# DATA EXTRACT start
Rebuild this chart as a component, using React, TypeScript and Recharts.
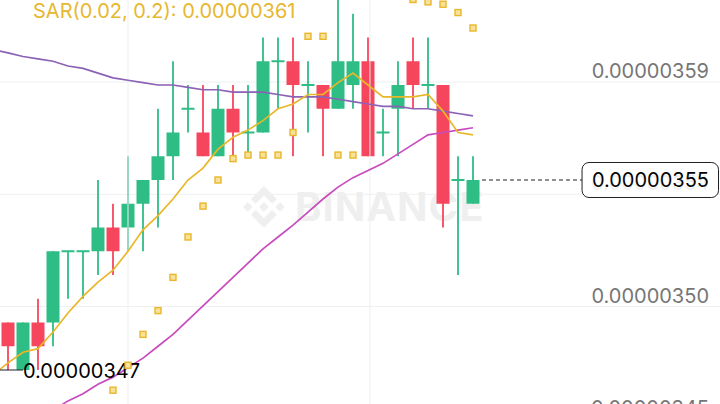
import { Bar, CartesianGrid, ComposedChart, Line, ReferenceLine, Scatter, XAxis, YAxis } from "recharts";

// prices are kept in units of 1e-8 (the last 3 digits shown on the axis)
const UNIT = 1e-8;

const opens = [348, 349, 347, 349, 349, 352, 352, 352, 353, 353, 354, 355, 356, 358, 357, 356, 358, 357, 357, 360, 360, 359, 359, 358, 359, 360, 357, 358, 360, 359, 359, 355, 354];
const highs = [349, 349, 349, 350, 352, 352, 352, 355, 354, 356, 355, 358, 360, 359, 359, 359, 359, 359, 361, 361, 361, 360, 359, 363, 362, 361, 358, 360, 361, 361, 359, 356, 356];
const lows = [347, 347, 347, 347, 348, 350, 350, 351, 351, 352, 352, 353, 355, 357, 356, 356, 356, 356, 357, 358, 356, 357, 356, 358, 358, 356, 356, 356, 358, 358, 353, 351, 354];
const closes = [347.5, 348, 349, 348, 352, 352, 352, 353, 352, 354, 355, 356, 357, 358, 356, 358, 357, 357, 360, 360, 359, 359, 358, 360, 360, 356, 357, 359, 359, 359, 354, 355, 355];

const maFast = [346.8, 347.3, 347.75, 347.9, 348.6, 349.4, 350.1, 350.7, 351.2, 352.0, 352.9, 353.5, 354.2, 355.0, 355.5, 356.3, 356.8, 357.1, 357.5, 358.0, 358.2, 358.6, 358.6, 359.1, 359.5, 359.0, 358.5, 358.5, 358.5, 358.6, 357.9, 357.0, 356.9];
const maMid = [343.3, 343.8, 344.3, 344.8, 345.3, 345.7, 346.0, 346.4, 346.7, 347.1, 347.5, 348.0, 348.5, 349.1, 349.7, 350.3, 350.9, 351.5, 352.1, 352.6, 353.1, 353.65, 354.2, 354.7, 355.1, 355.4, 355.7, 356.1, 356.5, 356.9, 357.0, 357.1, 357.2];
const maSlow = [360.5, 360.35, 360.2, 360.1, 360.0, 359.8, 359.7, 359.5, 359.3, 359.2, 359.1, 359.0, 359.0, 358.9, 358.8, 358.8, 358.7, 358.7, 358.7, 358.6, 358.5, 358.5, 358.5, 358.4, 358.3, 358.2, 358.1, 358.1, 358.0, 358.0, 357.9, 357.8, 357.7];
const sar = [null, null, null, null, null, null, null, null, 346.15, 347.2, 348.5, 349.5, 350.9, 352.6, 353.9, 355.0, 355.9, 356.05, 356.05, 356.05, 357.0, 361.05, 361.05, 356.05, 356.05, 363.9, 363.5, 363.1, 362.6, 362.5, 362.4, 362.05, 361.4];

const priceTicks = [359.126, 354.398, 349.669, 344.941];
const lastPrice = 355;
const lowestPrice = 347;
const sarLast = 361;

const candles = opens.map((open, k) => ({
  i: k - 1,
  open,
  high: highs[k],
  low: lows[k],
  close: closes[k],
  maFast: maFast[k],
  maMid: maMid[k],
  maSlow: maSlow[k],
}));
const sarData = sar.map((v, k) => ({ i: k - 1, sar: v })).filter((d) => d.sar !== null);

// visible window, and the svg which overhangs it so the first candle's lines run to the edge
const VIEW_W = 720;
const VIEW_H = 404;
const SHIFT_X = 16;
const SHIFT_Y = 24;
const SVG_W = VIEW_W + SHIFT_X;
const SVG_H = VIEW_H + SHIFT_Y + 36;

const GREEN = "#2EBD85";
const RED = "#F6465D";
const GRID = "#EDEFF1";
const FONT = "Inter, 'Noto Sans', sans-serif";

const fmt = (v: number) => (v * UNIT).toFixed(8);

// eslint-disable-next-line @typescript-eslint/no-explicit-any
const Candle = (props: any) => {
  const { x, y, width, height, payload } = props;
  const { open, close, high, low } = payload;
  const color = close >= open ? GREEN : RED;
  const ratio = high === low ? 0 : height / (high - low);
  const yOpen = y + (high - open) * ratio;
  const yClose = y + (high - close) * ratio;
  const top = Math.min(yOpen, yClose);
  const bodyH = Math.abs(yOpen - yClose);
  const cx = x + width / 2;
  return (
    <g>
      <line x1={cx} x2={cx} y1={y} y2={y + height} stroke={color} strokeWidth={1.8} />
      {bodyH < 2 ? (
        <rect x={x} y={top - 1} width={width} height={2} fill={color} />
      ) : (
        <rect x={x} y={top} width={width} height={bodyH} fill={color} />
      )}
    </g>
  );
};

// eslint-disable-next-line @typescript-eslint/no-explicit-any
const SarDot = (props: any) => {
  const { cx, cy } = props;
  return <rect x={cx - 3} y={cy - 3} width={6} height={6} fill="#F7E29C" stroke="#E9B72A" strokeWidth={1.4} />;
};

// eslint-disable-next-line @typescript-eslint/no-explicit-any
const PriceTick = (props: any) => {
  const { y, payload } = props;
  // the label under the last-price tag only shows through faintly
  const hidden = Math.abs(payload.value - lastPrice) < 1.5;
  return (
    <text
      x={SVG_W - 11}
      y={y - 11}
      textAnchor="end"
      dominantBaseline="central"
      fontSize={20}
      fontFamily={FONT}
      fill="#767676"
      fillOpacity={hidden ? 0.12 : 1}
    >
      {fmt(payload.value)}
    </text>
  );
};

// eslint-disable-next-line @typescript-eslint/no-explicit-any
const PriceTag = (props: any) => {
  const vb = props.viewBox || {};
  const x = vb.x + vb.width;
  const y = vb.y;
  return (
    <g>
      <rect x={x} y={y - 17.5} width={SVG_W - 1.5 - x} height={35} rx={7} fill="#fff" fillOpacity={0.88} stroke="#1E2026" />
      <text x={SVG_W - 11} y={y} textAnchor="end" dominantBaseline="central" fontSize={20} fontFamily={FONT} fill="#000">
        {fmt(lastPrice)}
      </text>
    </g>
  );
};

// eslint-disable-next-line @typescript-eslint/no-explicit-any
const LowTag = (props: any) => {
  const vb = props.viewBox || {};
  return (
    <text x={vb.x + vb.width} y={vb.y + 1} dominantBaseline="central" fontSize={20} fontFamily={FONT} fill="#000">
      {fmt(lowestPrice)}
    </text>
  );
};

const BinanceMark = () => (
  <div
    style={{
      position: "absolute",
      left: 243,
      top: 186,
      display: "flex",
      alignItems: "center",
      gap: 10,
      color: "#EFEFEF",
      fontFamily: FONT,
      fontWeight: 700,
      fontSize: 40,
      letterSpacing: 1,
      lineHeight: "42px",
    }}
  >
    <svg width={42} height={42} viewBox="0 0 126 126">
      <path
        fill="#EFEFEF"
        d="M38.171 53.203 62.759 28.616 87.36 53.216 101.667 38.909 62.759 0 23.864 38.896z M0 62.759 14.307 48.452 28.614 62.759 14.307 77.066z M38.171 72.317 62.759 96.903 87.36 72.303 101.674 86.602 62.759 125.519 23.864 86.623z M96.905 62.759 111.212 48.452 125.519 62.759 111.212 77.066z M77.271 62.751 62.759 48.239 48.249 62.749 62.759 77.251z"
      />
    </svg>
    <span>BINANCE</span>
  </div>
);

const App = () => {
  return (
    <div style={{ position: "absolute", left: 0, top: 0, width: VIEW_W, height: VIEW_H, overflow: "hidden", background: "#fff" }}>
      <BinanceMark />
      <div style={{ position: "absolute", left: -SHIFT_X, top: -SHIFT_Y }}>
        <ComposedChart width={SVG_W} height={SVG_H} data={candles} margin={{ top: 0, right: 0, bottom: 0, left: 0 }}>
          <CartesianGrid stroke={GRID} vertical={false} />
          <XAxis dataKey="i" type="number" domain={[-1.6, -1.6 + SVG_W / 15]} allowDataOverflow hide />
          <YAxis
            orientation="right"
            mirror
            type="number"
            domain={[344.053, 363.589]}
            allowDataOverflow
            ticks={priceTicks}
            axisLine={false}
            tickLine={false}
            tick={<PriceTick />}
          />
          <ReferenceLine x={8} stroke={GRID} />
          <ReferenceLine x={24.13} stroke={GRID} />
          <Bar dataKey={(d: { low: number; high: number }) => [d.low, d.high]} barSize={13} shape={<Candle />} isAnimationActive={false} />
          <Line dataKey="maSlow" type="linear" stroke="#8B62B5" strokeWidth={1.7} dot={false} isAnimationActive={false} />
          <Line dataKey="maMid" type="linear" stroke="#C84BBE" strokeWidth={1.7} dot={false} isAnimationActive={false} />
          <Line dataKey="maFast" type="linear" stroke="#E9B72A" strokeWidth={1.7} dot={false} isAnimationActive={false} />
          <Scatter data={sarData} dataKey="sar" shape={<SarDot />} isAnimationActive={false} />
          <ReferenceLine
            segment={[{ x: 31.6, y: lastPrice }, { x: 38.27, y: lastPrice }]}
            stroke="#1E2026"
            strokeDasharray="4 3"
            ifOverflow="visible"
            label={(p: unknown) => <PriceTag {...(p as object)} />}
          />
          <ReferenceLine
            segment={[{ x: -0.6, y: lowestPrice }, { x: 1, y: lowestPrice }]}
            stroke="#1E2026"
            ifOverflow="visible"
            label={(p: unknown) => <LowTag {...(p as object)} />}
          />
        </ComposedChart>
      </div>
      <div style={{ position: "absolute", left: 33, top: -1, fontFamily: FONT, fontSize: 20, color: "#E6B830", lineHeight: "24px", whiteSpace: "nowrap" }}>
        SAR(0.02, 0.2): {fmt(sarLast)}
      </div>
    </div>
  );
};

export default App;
# DATA EXTRACT end
Begin at the top of the material above and output each line exactly, stopping after the line that holds "362.4, 362.05, 361.4];". Leave out pictures.

Rebuild this chart as a component, using React, TypeScript and Recharts.
import { Bar, CartesianGrid, ComposedChart, Line, ReferenceLine, Scatter, XAxis, YAxis } from "recharts";

// prices are kept in units of 1e-8 (the last 3 digits shown on the axis)
const UNIT = 1e-8;

const opens = [348, 349, 347, 349, 349, 352, 352, 352, 353, 353, 354, 355, 356, 358, 357, 356, 358, 357, 357, 360, 360, 359, 359, 358, 359, 360, 357, 358, 360, 359, 359, 355, 354];
const highs = [349, 349, 349, 350, 352, 352, 352, 355, 354, 356, 355, 358, 360, 359, 359, 359, 359, 359, 361, 361, 361, 360, 359, 363, 362, 361, 358, 360, 361, 361, 359, 356, 356];
const lows = [347, 347, 347, 347, 348, 350, 350, 351, 351, 352, 352, 353, 355, 357, 356, 356, 356, 356, 357, 358, 356, 357, 356, 358, 358, 356, 356, 356, 358, 358, 353, 351, 354];
const closes = [347.5, 348, 349, 348, 352, 352, 352, 353, 352, 354, 355, 356, 357, 358, 356, 358, 357, 357, 360, 360, 359, 359, 358, 360, 360, 356, 357, 359, 359, 359, 354, 355, 355];

const maFast = [346.8, 347.3, 347.75, 347.9, 348.6, 349.4, 350.1, 350.7, 351.2, 352.0, 352.9, 353.5, 354.2, 355.0, 355.5, 356.3, 356.8, 357.1, 357.5, 358.0, 358.2, 358.6, 358.6, 359.1, 359.5, 359.0, 358.5, 358.5, 358.5, 358.6, 357.9, 357.0, 356.9];
const maMid = [343.3, 343.8, 344.3, 344.8, 345.3, 345.7, 346.0, 346.4, 346.7, 347.1, 347.5, 348.0, 348.5, 349.1, 349.7, 350.3, 350.9, 351.5, 352.1, 352.6, 353.1, 353.65, 354.2, 354.7, 355.1, 355.4, 355.7, 356.1, 356.5, 356.9, 357.0, 357.1, 357.2];
const maSlow = [360.5, 360.35, 360.2, 360.1, 360.0, 359.8, 359.7, 359.5, 359.3, 359.2, 359.1, 359.0, 359.0, 358.9, 358.8, 358.8, 358.7, 358.7, 358.7, 358.6, 358.5, 358.5, 358.5, 358.4, 358.3, 358.2, 358.1, 358.1, 358.0, 358.0, 357.9, 357.8, 357.7];
const sar = [null, null, null, null, null, null, null, null, 346.15, 347.2, 348.5, 349.5, 350.9, 352.6, 353.9, 355.0, 355.9, 356.05, 356.05, 356.05, 357.0, 361.05, 361.05, 356.05, 356.05, 363.9, 363.5, 363.1, 362.6, 362.5, 362.4, 362.05, 361.4];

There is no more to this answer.